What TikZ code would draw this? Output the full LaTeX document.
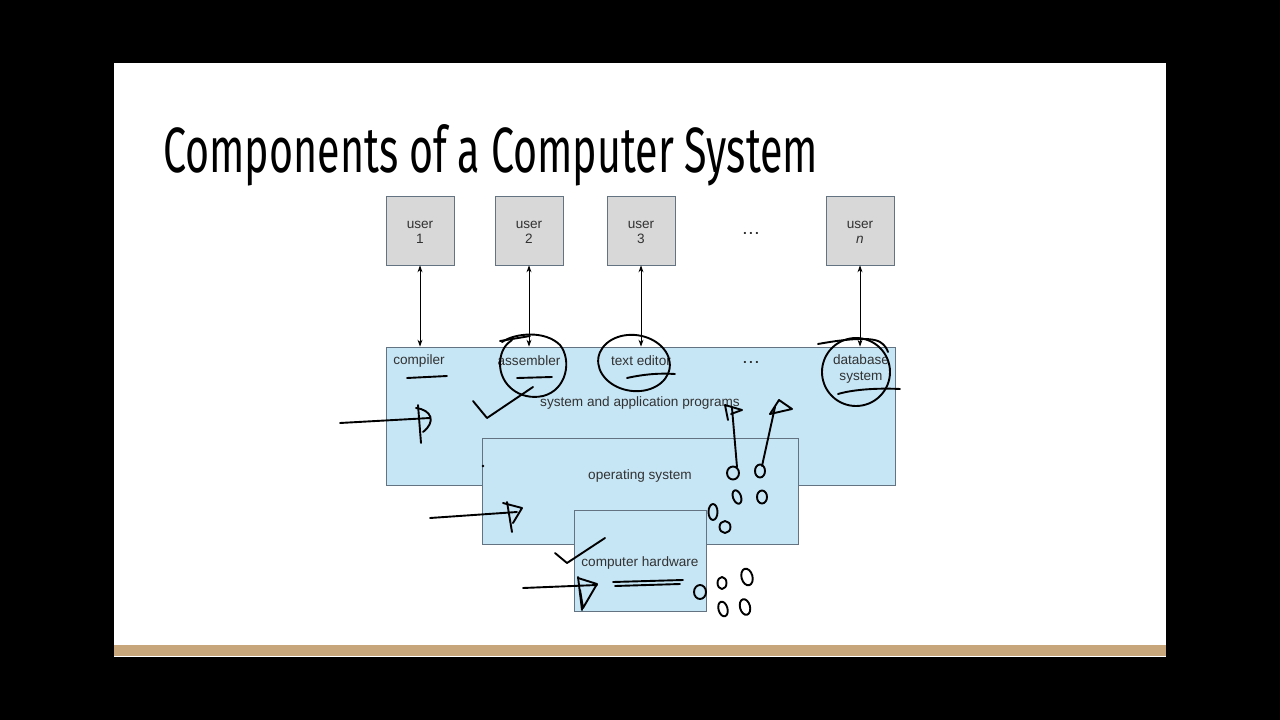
\documentclass[tikz,border=0pt]{standalone}
\usepackage{fontspec}
\setmainfont{Liberation Sans}
\newfontfamily\titlefont{Fira Sans}
\usetikzlibrary{arrows.meta}
\definecolor{sysblue}{RGB}{198,230,246}
\definecolor{usergray}{RGB}{216,216,216}
\definecolor{boxline}{RGB}{100,115,130}
\definecolor{slidetan}{RGB}{198,166,122}
\definecolor{labelgray}{RGB}{50,50,50}
\begin{document}
\begin{tikzpicture}[x=1pt,y=-1pt,
  userbox/.style={draw=boxline, line width=0.7pt, fill=usergray, minimum width=68pt, minimum height=69pt, inner sep=0pt},
  usertxt/.style={text=labelgray, font=\fontsize{13.6}{15}\selectfont, align=center, inner sep=0pt},
  sysbox/.style={draw=boxline, line width=0.7pt, fill=sysblue, inner sep=0pt},
  lbl/.style={text=labelgray, font=\fontsize{13.6}{16}\selectfont, align=center, inner sep=0pt},
  link/.style={draw=black, line width=1pt, {Stealth[length=7pt,width=5pt]}-{Stealth[length=7pt,width=5pt]}},
  ink/.style={draw=black, line width=1.9pt, line cap=round, line join=round}
]
\useasboundingbox (0,0) rectangle (1280,720);
\fill[black] (0,0) rectangle (1280,720);
\fill[white] (114,63) rectangle (1166,657);
\fill[slidetan] (114,645) rectangle (1166,656);

% title
\node[anchor=base west, inner sep=0pt] (title) at (163,172)
  {\resizebox{655pt}{\height}{\titlefont\fontsize{64}{70}\selectfont Components of a Computer System}};

% users
\node[userbox] (u1) at (420,230.5) {};
\node[userbox] (u2) at (529,230.5) {};
\node[userbox] (u3) at (641,230.5) {};
\node[userbox] (un) at (860,230.5) {};
\node[usertxt] (u1t) at (420,232.5) {user\\1};
\node[usertxt] (u2t) at (529,232.5) {user\\2};
\node[usertxt] (u3t) at (641,232.5) {user\\3};
\node[usertxt] (unt) at (860,232.5) {user\\\textit{n}};
\node[lbl] (udots) at (751,233) {\textbf{.\,.\,.}};

% boxes
\node[sysbox, minimum width=509pt, minimum height=138pt] (app) at (640.5,416) {};
\node[sysbox, minimum width=316pt, minimum height=106pt] (os) at (640,491) {};
\node[sysbox, minimum width=132pt, minimum height=101pt] (hw) at (640,560.5) {};

\node[lbl] (compiler) at (419,361) {compiler};
\node[lbl] (assembler) at (529,361) {assembler};
\node[lbl] (editor) at (641,361) {text editor};
\node[lbl] (pdots) at (751,362) {\textbf{.\,.\,.}};
\node[lbl] (db) at (861,369) {database\\system};
\node[lbl] (apptxt) at (640,403) {system and application programs};
\node[lbl] (ostxt) at (640,476) {operating system};
\node[lbl] (hwtxt) at (640,563) {computer hardware};

% connectors
\draw[link] (u1.south) -- (u1.south |- app.north);
\draw[link] (u2.south) -- (u2.south |- app.north);
\draw[link] (u3.south) -- (u3.south |- app.north);
\draw[link] (un.south) -- (un.south |- app.north);

\fill[black] (483,466) circle (1.3);

% handwritten annotations
% compiler underline
\draw[ink] (407,378) -- (447,376);
% assembler circle + underline + check
\draw[ink] (502,342) .. controls (515,333) and (545,330) .. (560,345)
  .. controls (572,360) and (567,390) .. (543,396)
  .. controls (520,401) and (499,385) .. (500,362)
  .. controls (501,350) and (506,344) .. (512,340);
\draw[ink] (500,341) -- (530,336);
\draw[ink] (517,378) -- (552,377);
\draw[ink] (473,401) -- (487,418) -- (533,387);
% text editor circle + underline
\draw[ink, rotate around={-8:(634,363)}] (634,363) ellipse [x radius=36, y radius=28];
\draw[ink] (627,378) .. controls (645,374) and (660,373) .. (675,374);
% database circle + strokes
\draw[ink] (856,372) circle (34);
\draw[ink] (818,344) .. controls (840,340) and (870,336) .. (880,342) .. controls (885,345) and (887,349) .. (888,352);
\draw[ink] (838,394) .. controls (855,389) and (880,388) .. (900,389);
% P mark 1
\draw[ink] (340,423) -- (430,418);
\draw[ink] (418,405) -- (421,443);
\draw[ink] (416,408) .. controls (432,410) and (436,422) .. (423,432);
% P mark 2
\draw[ink] (430,518) -- (517,512);
\draw[ink] (507,502) -- (512,532);
\draw[ink] (503,503) -- (522,508) -- (513,523);
% check at hardware
\draw[ink] (555,553) -- (567,563) -- (605,538);
% arrow mark 3
\draw[ink] (523,588) -- (597,585);
\draw[ink] (578,577) -- (582,610);
\draw[ink] (578,578) -- (597,584) -- (583,608) -- (580,590);
% double line
\draw[ink] (613,582) -- (683,580);
\draw[ink] (615,586) -- (680,584);
% up arrows
\draw[ink] (737,467) -- (732,408);
\draw[ink] (728,420) -- (725,405) -- (742,410) -- (731,414);
\draw[ink] (762,466) -- (775,407);
\draw[ink] (770,414) -- (779,400) -- (792,409) -- (770,414);
% little o's
\draw[ink] (733,473) ellipse [x radius=6, y radius=6.5];
\draw[ink] (760,471) ellipse [x radius=5, y radius=6.5];
\draw[ink, rotate around={20:(737,497)}] (737,497) ellipse [x radius=4, y radius=7];
\draw[ink] (762,497) ellipse [x radius=5, y radius=6.5];
\draw[ink] (713,512) ellipse [x radius=4.5, y radius=8];
\draw[ink] (725,527) ellipse [x radius=5.5, y radius=6];
\draw[ink] (700,592) ellipse [x radius=6, y radius=7];
\draw[ink] (722,583) ellipse [x radius=4.5, y radius=6];
\draw[ink, rotate around={15:(747,577)}] (747,577) ellipse [x radius=5.5, y radius=8.5];
\draw[ink, rotate around={15:(723,609)}] (723,609) ellipse [x radius=4.5, y radius=7.5];
\draw[ink, rotate around={15:(745,607)}] (745,607) ellipse [x radius=5, y radius=8];
\end{tikzpicture}
\end{document}
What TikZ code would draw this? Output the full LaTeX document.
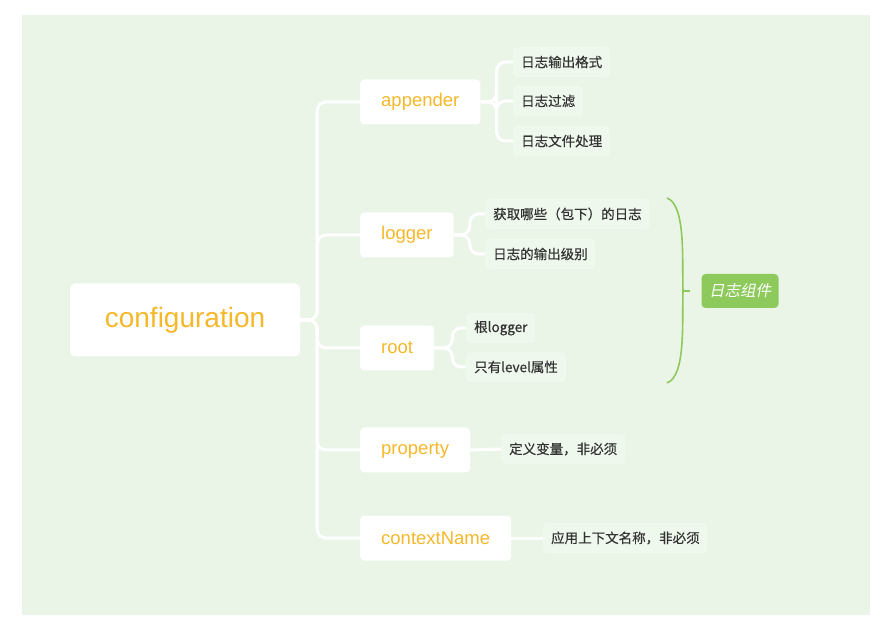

_Task objective_
Reproduce each record above by retyping it exactly; omit all images.

_Solution to this exercise_
What TikZ code would draw this? Output the full LaTeX document.
\documentclass[tikz,border=0pt]{standalone}
\usepackage{fontspec}
\setmainfont{Liberation Sans}
\newfontfamily\titlefont{Fira Sans}
\usetikzlibrary{arrows.meta}
\definecolor{sysblue}{RGB}{198,230,246}
\definecolor{usergray}{RGB}{216,216,216}
\definecolor{boxline}{RGB}{100,115,130}
\definecolor{slidetan}{RGB}{198,166,122}
\definecolor{labelgray}{RGB}{50,50,50}
\begin{document}
\begin{tikzpicture}[x=1pt,y=-1pt,
  userbox/.style={draw=boxline, line width=0.7pt, fill=usergray, minimum width=68pt, minimum height=69pt, inner sep=0pt},
  usertxt/.style={text=labelgray, font=\fontsize{13.6}{15}\selectfont, align=center, inner sep=0pt},
  sysbox/.style={draw=boxline, line width=0.7pt, fill=sysblue, inner sep=0pt},
  lbl/.style={text=labelgray, font=\fontsize{13.6}{16}\selectfont, align=center, inner sep=0pt},
  link/.style={draw=black, line width=1pt, {Stealth[length=7pt,width=5pt]}-{Stealth[length=7pt,width=5pt]}},
  ink/.style={draw=black, line width=1.9pt, line cap=round, line join=round}
]
\useasboundingbox (0,0) rectangle (1280,720);
\fill[black] (0,0) rectangle (1280,720);
\fill[white] (114,63) rectangle (1166,657);
\fill[slidetan] (114,645) rectangle (1166,656);

% title
\node[anchor=base west, inner sep=0pt] (title) at (163,172)
  {\resizebox{655pt}{\height}{\titlefont\fontsize{64}{70}\selectfont Components of a Computer System}};

% users
\node[userbox] (u1) at (420,230.5) {};
\node[userbox] (u2) at (529,230.5) {};
\node[userbox] (u3) at (641,230.5) {};
\node[userbox] (un) at (860,230.5) {};
\node[usertxt] (u1t) at (420,232.5) {user\\1};
\node[usertxt] (u2t) at (529,232.5) {user\\2};
\node[usertxt] (u3t) at (641,232.5) {user\\3};
\node[usertxt] (unt) at (860,232.5) {user\\\textit{n}};
\node[lbl] (udots) at (751,233) {\textbf{.\,.\,.}};

% boxes
\node[sysbox, minimum width=509pt, minimum height=138pt] (app) at (640.5,416) {};
\node[sysbox, minimum width=316pt, minimum height=106pt] (os) at (640,491) {};
\node[sysbox, minimum width=132pt, minimum height=101pt] (hw) at (640,560.5) {};

\node[lbl] (compiler) at (419,361) {compiler};
\node[lbl] (assembler) at (529,361) {assembler};
\node[lbl] (editor) at (641,361) {text editor};
\node[lbl] (pdots) at (751,362) {\textbf{.\,.\,.}};
\node[lbl] (db) at (861,369) {database\\system};
\node[lbl] (apptxt) at (640,403) {system and application programs};
\node[lbl] (ostxt) at (640,476) {operating system};
\node[lbl] (hwtxt) at (640,563) {computer hardware};

% connectors
\draw[link] (u1.south) -- (u1.south |- app.north);
\draw[link] (u2.south) -- (u2.south |- app.north);
\draw[link] (u3.south) -- (u3.south |- app.north);
\draw[link] (un.south) -- (un.south |- app.north);

\fill[black] (483,466) circle (1.3);

% handwritten annotations
% compiler underline
\draw[ink] (407,378) -- (447,376);
% assembler circle + underline + check
\draw[ink] (502,342) .. controls (515,333) and (545,330) .. (560,345)
  .. controls (572,360) and (567,390) .. (543,396)
  .. controls (520,401) and (499,385) .. (500,362)
  .. controls (501,350) and (506,344) .. (512,340);
\draw[ink] (500,341) -- (530,336);
\draw[ink] (517,378) -- (552,377);
\draw[ink] (473,401) -- (487,418) -- (533,387);
% text editor circle + underline
\draw[ink, rotate around={-8:(634,363)}] (634,363) ellipse [x radius=36, y radius=28];
\draw[ink] (627,378) .. controls (645,374) and (660,373) .. (675,374);
% database circle + strokes
\draw[ink] (856,372) circle (34);
\draw[ink] (818,344) .. controls (840,340) and (870,336) .. (880,342) .. controls (885,345) and (887,349) .. (888,352);
\draw[ink] (838,394) .. controls (855,389) and (880,388) .. (900,389);
% P mark 1
\draw[ink] (340,423) -- (430,418);
\draw[ink] (418,405) -- (421,443);
\draw[ink] (416,408) .. controls (432,410) and (436,422) .. (423,432);
% P mark 2
\draw[ink] (430,518) -- (517,512);
\draw[ink] (507,502) -- (512,532);
\draw[ink] (503,503) -- (522,508) -- (513,523);
% check at hardware
\draw[ink] (555,553) -- (567,563) -- (605,538);
% arrow mark 3
\draw[ink] (523,588) -- (597,585);
\draw[ink] (578,577) -- (582,610);
\draw[ink] (578,578) -- (597,584) -- (583,608) -- (580,590);
% double line
\draw[ink] (613,582) -- (683,580);
\draw[ink] (615,586) -- (680,584);
% up arrows
\draw[ink] (737,467) -- (732,408);
\draw[ink] (728,420) -- (725,405) -- (742,410) -- (731,414);
\draw[ink] (762,466) -- (775,407);
\draw[ink] (770,414) -- (779,400) -- (792,409) -- (770,414);
% little o's
\draw[ink] (733,473) ellipse [x radius=6, y radius=6.5];
\draw[ink] (760,471) ellipse [x radius=5, y radius=6.5];
\draw[ink, rotate around={20:(737,497)}] (737,497) ellipse [x radius=4, y radius=7];
\draw[ink] (762,497) ellipse [x radius=5, y radius=6.5];
\draw[ink] (713,512) ellipse [x radius=4.5, y radius=8];
\draw[ink] (725,527) ellipse [x radius=5.5, y radius=6];
\draw[ink] (700,592) ellipse [x radius=6, y radius=7];
\draw[ink] (722,583) ellipse [x radius=4.5, y radius=6];
\draw[ink, rotate around={15:(747,577)}] (747,577) ellipse [x radius=5.5, y radius=8.5];
\draw[ink, rotate around={15:(723,609)}] (723,609) ellipse [x radius=4.5, y radius=7.5];
\draw[ink, rotate around={15:(745,607)}] (745,607) ellipse [x radius=5, y radius=8];
\end{tikzpicture}
\end{document}
What TikZ code would draw this? Output the full LaTeX document.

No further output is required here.